In stà matina, am són śmisià
con un mal ad tèsta, con un mal ad tèsta da sgrazià.
L’è tuta cólpa, dal mié tuliér
che a’jer sira a g’aven taià su un salam intiér
e adès l’è chi: l’àn va nè su, né zó
e par mezdì a gò un bel piat ad mnèstra da faśó,
tànt ormai l’ha frità l’è fàta
dòp la mnèstra am màgn un murlìn ad sanziza mata,
mié mujér, l’ha n’à un bel dir
che a fàg fadiga , a fag fadiga a digerìr,
par forza a taula a són com’è un struz
a mànd zó, a mànd zó anch i pardùz
spèrén che al Sgnór l’àm dàga un póch ad salùt
e che a pósa magnàr sémpar un póch ad tut
parché la mié paura l’è che i’am ricòvra a l’uśdàl
che sól a pénsaragh, che sól a pénsaragh a stagh màl.
< Parché stàt mal?… parché a stag mal! >
Parchè a una zerta età, che at sii om o dòna
it spèdis subit via da l’uśdàl ad Cona.
It parchégia a la Salus o al Quisisàna
e lì l’è fàzil che t’agh làsi la gabàna,
e po’ quand t’agh dì che at gà più d’ utant’an
it liga subit a lèt com’è un salàm
e pó tra flebo e tranquilant
dòp póch dì t’a t’la fa in ti mudànt
e pó se at càpìt in t’ill màn śbaglià
ti da l’uśdàl… t’an vién più a cà!

(PRESENTAZIONE PARLATA DELL’AUTORE). Questa è una canzone che ho scritto io in ferrarese, è intitolata “I rimòrs dop un’abufàda”. Parla di due situazioni: il rapporto che abbiamo noi vecchi con la sanità e considerazioni che abbiamo con il nostro modo di cibarci in ferrarese, che è stato sempre pesante. Tratta di due argomenti ed ora ve la vado a cantare.

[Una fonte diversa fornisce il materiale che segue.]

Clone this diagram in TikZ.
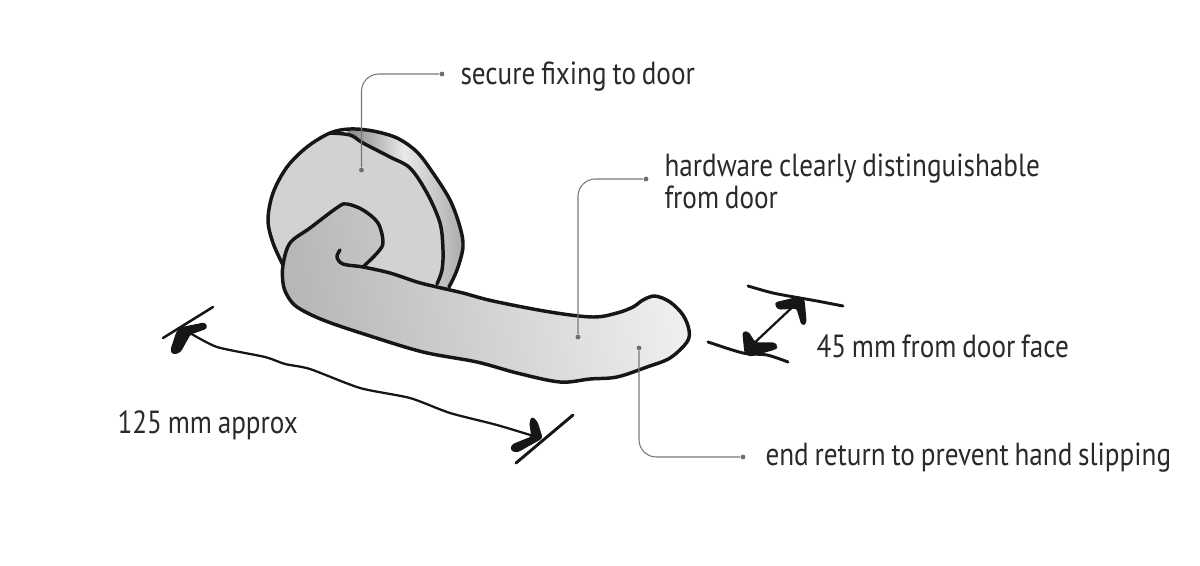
\documentclass[tikz,border=0pt]{standalone}
\usepackage{fontspec}
\setmainfont[FakeStretch=0.85,WordSpace=0.8]{PT Sans}
\tikzset{every picture/.style={line width=0.75pt}}
\tikzset{
  sketch/.style={color={rgb, 255:red, 22; green, 22; blue, 20 },line width=2.6pt,line cap=round,line join=round},
  thinsketch/.style={color={rgb, 255:red, 22; green, 22; blue, 20 },line width=1.7pt,line cap=round,line join=round},
  barb/.style={fill={rgb, 255:red, 22; green, 22; blue, 20 },draw={rgb, 255:red, 22; green, 22; blue, 20 },line width=1pt,line join=round,rounded corners=2pt},
  leader/.style={color={rgb, 255:red, 120; green, 120; blue, 120 },line width=0.8pt,rounded corners=13pt},
  dot/.style={circle,fill={rgb, 255:red, 110; green, 110; blue, 110 },inner sep=0pt,minimum size=3.6pt},
  label/.style={anchor=west,inner sep=0.75pt,align=left,font=\fontsize{24pt}{24.6pt}\selectfont,text={rgb, 255:red, 43; green, 42; blue, 41 }}
}
\begin{document}
\begin{tikzpicture}[x=0.75pt,y=0.75pt,yscale=-1,xscale=1]
	\useasboundingbox (0,0) rectangle (1200,565);

	%Shape: Rim
	\path [left color={rgb, 255:red, 130; green, 131; blue, 133 },right color={rgb, 255:red, 170; green, 171; blue, 173 },middle color={rgb, 255:red, 232; green, 233; blue, 234 }] plot [smooth,tension=0.55] coordinates {(345,129) (373,131) (397,138) (417,152) (433,173) (450,200) (460,227) (463,247) (457,270) (449,290)} -- (437,290) -- (442,270) -- (443,250) -- (440,223) -- (427,193) -- (410,168) -- (390,157) -- (363,143) -- (350,135) -- cycle;
	%Shape: Plate
	\path [fill={rgb, 255:red, 209; green, 210; blue, 212 }] plot [smooth,tension=0.55] coordinates {(283,265) (273,243) (268,220) (273,193) (287,167) (307,147) (330,133) (350,135) (363,143) (390,157) (410,168) (427,193) (440,223) (443,250) (442,270) (437,290)} -- (300,290) -- cycle;
	%Curve Lines: Plate outer edge
	\draw [sketch] plot [smooth,tension=0.55] coordinates {(283,265) (273,243) (268,220) (273,193) (287,167) (307,147) (330,133) (350,129) (373,131) (397,138) (417,152) (433,173) (450,200) (460,227) (463,247) (457,270) (449,287)};
	%Curve Lines: Plate inner edge
	\draw [sketch] plot [smooth,tension=0.55] coordinates {(330,133) (350,135) (363,143) (390,157) (410,168) (427,193) (440,223) (443,250) (442,270) (437,284)};
	%Shape: Lever
	\path [left color={rgb, 255:red, 182; green, 183; blue, 185 },right color={rgb, 255:red, 238; green, 239; blue, 240 },middle color={rgb, 255:red, 210; green, 211; blue, 213 },shading angle=100] plot [smooth,tension=0.55] coordinates {(363,267) (390,273) (417,282) (437,287) (463,293) (493,301) (550,312) (593,317) (617,313) (633,307) (643,300) (655,296) (670,302) (683,315) (689,330) (687,342) (670,358) (647,367) (617,377) (590,379) (560,382) (517,373) (477,362) (423,352) (367,335) (323,320) (297,307) (287,295) (283,283) (283,265) (290,243) (310,228) (338,207) (347,204) (363,210) (378,223) (383,242) (378,252) (363,267)};
	\draw [sketch] plot [smooth,tension=0.55] coordinates {(340,250) (337,257) (343,264) (363,267) (390,273) (417,282) (437,287) (463,293) (493,301) (550,312) (593,317) (617,313) (633,307) (643,300) (655,296) (670,302) (683,315) (689,330) (687,342) (670,358) (647,367) (617,377) (590,379) (560,382) (517,373) (477,362) (423,352) (367,335) (323,320) (297,307) (287,295) (283,283) (283,265) (290,243) (310,228) (338,207) (347,204) (363,210) (378,223) (383,242) (378,252) (363,267)};

	%Straight Lines: Leaders
	\node (plateDot) [dot] at (361.5,170) {};
	\node (plateEnd) [dot] at (442,74) {};
	\draw [leader] (plateDot) |- (plateEnd);
	\node (gripDot) [dot] at (578,337) {};
	\node (gripEnd) [dot] at (646,179) {};
	\draw [leader] (gripDot) |- (gripEnd);
	\node (tipDot) [dot] at (639,348) {};
	\node (tipEnd) [dot] at (743,457) {};
	\draw [leader] (tipDot) |- (tipEnd);

	%Curve Lines: Length dimension
	\draw [thinsketch] plot [smooth,tension=0.4] coordinates {(190,333) (217,347) (265,357) (285,364) (310,369) (360,388) (410,398) (450,413) (497,425) (540,438)};
	\draw [thinsketch,line width=1.9pt] (163,338) -- (213,307);
	\draw [thinsketch,line width=2.2pt] (516,463) -- (573,415);
	\draw [barb] (205,323) -- (207,328) -- (190,334) -- (180,352) -- (173,354) -- (171,350) -- (177,332) -- (180,328) -- cycle;
	\draw [barb] (532,417) -- (537,422) -- (542,438) -- (517,452) -- (511,450) -- (512,445) -- (532,437) -- (530,423) -- cycle;

	%Curve Lines: Door face dimension
	\coordinate (faceA) at (750,347);
	\coordinate (faceB) at (800,300);
	\draw [thinsketch] (faceA) -- (faceB);
	\draw [thinsketch,line width=2.2pt] plot [smooth,tension=0.5] coordinates {(748,286) (773,293) (800,298) (817,301) (843,306)};
	\draw [thinsketch,line width=2.2pt] plot [smooth,tension=0.5] coordinates {(708,342) (743,353) (767,355) (788,362)};
	\draw [barb] (775,303) -- (800,297) -- (804,300) -- (806,323) -- (802,325) -- (797,308) -- (778,309) -- cycle;
	\draw [barb] (743,332) -- (748,332) -- (755,343) -- (775,343) -- (777,347) -- (775,349) -- (750,356) -- (745,353) -- cycle;

	% Text Node
	\node (fixingText) [label] at (459,77) {secure fixing to door};
	% Text Node
	\node (hardwareText) [label,anchor=north west] at (663,152) {hardware clearly distinguishable\\from door};
	% Text Node
	\node (faceText) [label] at (815,346) {45 mm from door face};
	% Text Node
	\node (lengthText) [label] at (116,425) {125 mm approx};
	% Text Node
	\node (returnText) [label] at (764,458) {end return to prevent hand slipping};
\end{tikzpicture}
\end{document}
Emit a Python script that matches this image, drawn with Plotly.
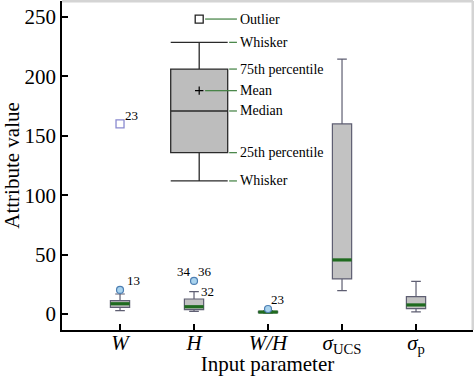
import plotly.graph_objects as go

# ---- data ----
positions = [0, 1, 2, 3, 4]
tick_text = ["<i>W</i>", "<i>H</i>", "<i>W/H</i>",
             "<i>σ</i><sub>UCS</sub>", "<i>σ</i><sub>p</sub>"]
q1 = [5.6, 3.6, 1.1, 29.5, 4.5]
median = [8.6, 6.1, 1.6, 45.5, 7.6]
q3 = [11.2, 12.6, 2.1, 160.0, 14.6]
lower = [2.8, 2.1, 0.7, 19.6, 1.7]
upper = [16.8, 18.8, 2.8, 214.6, 27.5]

# mild outliers (circles)
out_x = [0, 1, 2]
out_y = [20.2, 27.8, 4.2]
# extreme outlier (square)
ext_x = [0]
ext_y = [160.0]

# sample labels: (x, y, text, dx px, dy px)
lab_x = [0, 0, 1, 1, 1, 2]
lab_y = [160.0, 20.2, 27.8, 27.8, 18.8, 4.2]
lab_t = ["23", "13", "34", "36", "32", "23"]
lab_dx = [11, 13, -10, 11, 13, 9]
lab_dy = [8, 9, 9, 9, 0, 9]

# key diagram (illustrative box)
key_x = 1.07
key_stats = dict(q1=135.8, median=170.9, q3=206.2, lower=112.0, upper=228.7,
                 mean=188.0, outlier=248.3)
key_labels = ["Outlier", "Whisker", "75th percentile", "Mean", "Median",
              "25th percentile", "Whisker"]
key_keys = ["outlier", "upper", "q3", "mean", "median", "q1", "lower"]

# ---- style ----
FONT = "Liberation Serif"
BOX_W = 0.26
KEY_W = 0.77
GREEN = "#1f6b1f"
PTR_GREEN = "#3f7f3f"

fig = go.Figure()

fig.add_trace(go.Box(
    x=positions, q1=q1, median=median, q3=q3,
    lowerfence=lower, upperfence=upper,
    width=BOX_W, whiskerwidth=0.5,
    fillcolor="#c2c2c2", line=dict(color="#5e5e72", width=1.2),
    boxpoints=False, showlegend=False, hoverinfo="skip"))

# median lines
mx, my = [], []
for p, m in zip(positions, median):
    mx += [p - BOX_W / 2, p + BOX_W / 2, None]
    my += [m, m, None]
fig.add_trace(go.Scatter(x=mx, y=my, mode="lines",
                         line=dict(color=GREEN, width=3.2),
                         showlegend=False, hoverinfo="skip"))

fig.add_trace(go.Scatter(x=out_x, y=out_y, mode="markers",
                         marker=dict(symbol="circle", size=7, color="#a9d3ee",
                                     line=dict(color="#4d7fb3", width=1.2)),
                         showlegend=False, hoverinfo="skip"))
fig.add_trace(go.Scatter(x=ext_x, y=ext_y, mode="markers",
                         marker=dict(symbol="square-open", size=8, color="#8a8ad0",
                                     line=dict(width=1.3)),
                         showlegend=False, hoverinfo="skip"))

# key box
fig.add_trace(go.Box(
    x=[key_x], q1=[key_stats["q1"]], median=[key_stats["median"]],
    q3=[key_stats["q3"]], lowerfence=[key_stats["lower"]],
    upperfence=[key_stats["upper"]],
    width=KEY_W, whiskerwidth=1.0,
    fillcolor="#bdbdbd", line=dict(color="#2a2a2a", width=1.3),
    boxpoints=False, showlegend=False, hoverinfo="skip"))
fig.add_trace(go.Scatter(x=[key_x], y=[key_stats["mean"]], mode="markers",
                         marker=dict(symbol="cross-thin", size=6,
                                     line=dict(color="black", width=1.2)),
                         showlegend=False, hoverinfo="skip"))
fig.add_trace(go.Scatter(x=[key_x], y=[key_stats["outlier"]], mode="markers",
                         marker=dict(symbol="square-open", size=8, color="#222222",
                                     line=dict(width=1.3)),
                         showlegend=False, hoverinfo="skip"))

# key pointers
edge = key_x + KEY_W / 2
ptr_end = edge + 0.125
px_, py_ = [], []
for k in key_keys:
    v = key_stats[k]
    start = key_x + 0.08 if k in ("outlier", "mean") else edge + 0.02
    px_ += [start, ptr_end, None]
    py_ += [v, v, None]
fig.add_trace(go.Scatter(x=px_, y=py_, mode="lines",
                         line=dict(color=PTR_GREEN, width=1.2),
                         showlegend=False, hoverinfo="skip"))
for k, t in zip(key_keys, key_labels):
    fig.add_annotation(x=ptr_end, y=key_stats[k], text=t, showarrow=False,
                       xanchor="left", yanchor="middle", xshift=1,
                       font=dict(family=FONT, size=14, color="black"))

for x, y, t, dx, dy in zip(lab_x, lab_y, lab_t, lab_dx, lab_dy):
    fig.add_annotation(x=x, y=y, text=t, showarrow=False,
                       xanchor="center", yanchor="middle",
                       xshift=dx, yshift=dy,
                       font=dict(family=FONT, size=13, color="black"))

# light frame on top / right
fig.add_shape(type="line", xref="paper", yref="paper", x0=0, x1=1, y0=1, y1=1,
              line=dict(color="#d4d4d4", width=3))
fig.add_shape(type="line", xref="paper", yref="paper", x0=1, x1=1, y0=0, y1=1,
              line=dict(color="#d4d4d4", width=3))

fig.update_layout(
    width=474, height=376,
    margin=dict(l=62, r=1, t=1, b=46, autoexpand=False),
    paper_bgcolor="white", plot_bgcolor="white",
    font=dict(family=FONT, size=21, color="black"),
    showlegend=False,
    xaxis=dict(range=[-0.784, 4.77], tickvals=positions, ticktext=tick_text,
               showline=True, linecolor="black", linewidth=1.6,
               ticks="inside", ticklen=6, tickwidth=1.5, tickcolor="black",
               showgrid=False, zeroline=False, automargin=False,
               ticklabelstandoff=-7,
               tickfont=dict(family=FONT, size=21),
               title=dict(text="Input parameter", standoff=8,
                          font=dict(family=FONT, size=21))),
    yaxis=dict(range=[-13.5, 263.5], tickvals=[0, 50, 100, 150, 200, 250],
               showline=True, linecolor="black", linewidth=1.6,
               ticks="inside", ticklen=6, tickwidth=1.5, tickcolor="black",
               showgrid=False, zeroline=False, automargin=False,
               tickfont=dict(family=FONT, size=21),
               title=dict(text="Attribute value", standoff=2,
                          font=dict(family=FONT, size=21))),
)

fig.write_html("out.html", config={"displayModeBar": False},
               post_script="document.body.style.margin='0';"
                           "document.body.style.overflow='hidden';")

“I RIMORSI DOPO UN’ABBUFFATA“
(o“I RIMORSI DOPO NATALE” “).
Questa mattina , mi sono svegliato/Con un mal di testa, con un al di testa da disgraziato./E’ tutta colpa del mio tagliere/che ieri sera gli abbiamo tagliato sopra un salame intero/e adesso è qui che non va su e non va giù/ e a mezzogiorno ho un bel piatto di minestra di fagioli,/tanto oramai la frittata è fatta,/dopo la minestra mi mangio anche la salsiccia matta./Mia moglie ha un bel dire/che faccio fatica, faccio fatica a digerire,/per forza a tavola sono come uno struzzo/e mando giù, mando giù anche pietrisco,/speriamo che il Signore mi dia un poco di salute/e che possa mangiare un poco di tutto/perché la mia paura è che mi debbano ricoverare all’ospedale/che solo a pensarci sto male/“Perché stai male?…/Perché sto male!”/Perché ad una certa età che tu sia uomo o sia donna/ti spediscono subito via dall’ospedale di Cona/ti parcheggiano alla Salus o al Quisisana/e lì è facile che gli lasci la “gabbana”./E poi quando gli dici che hai più di ottant’anni /ti legano subito come un salame/ e poi tra flebo e tranquillanti/ dopo pochi giorni te la fai nelle mutande/ se poi capiti nelle mani sbagliate/ tu dall’ospedale … non torni più a casa!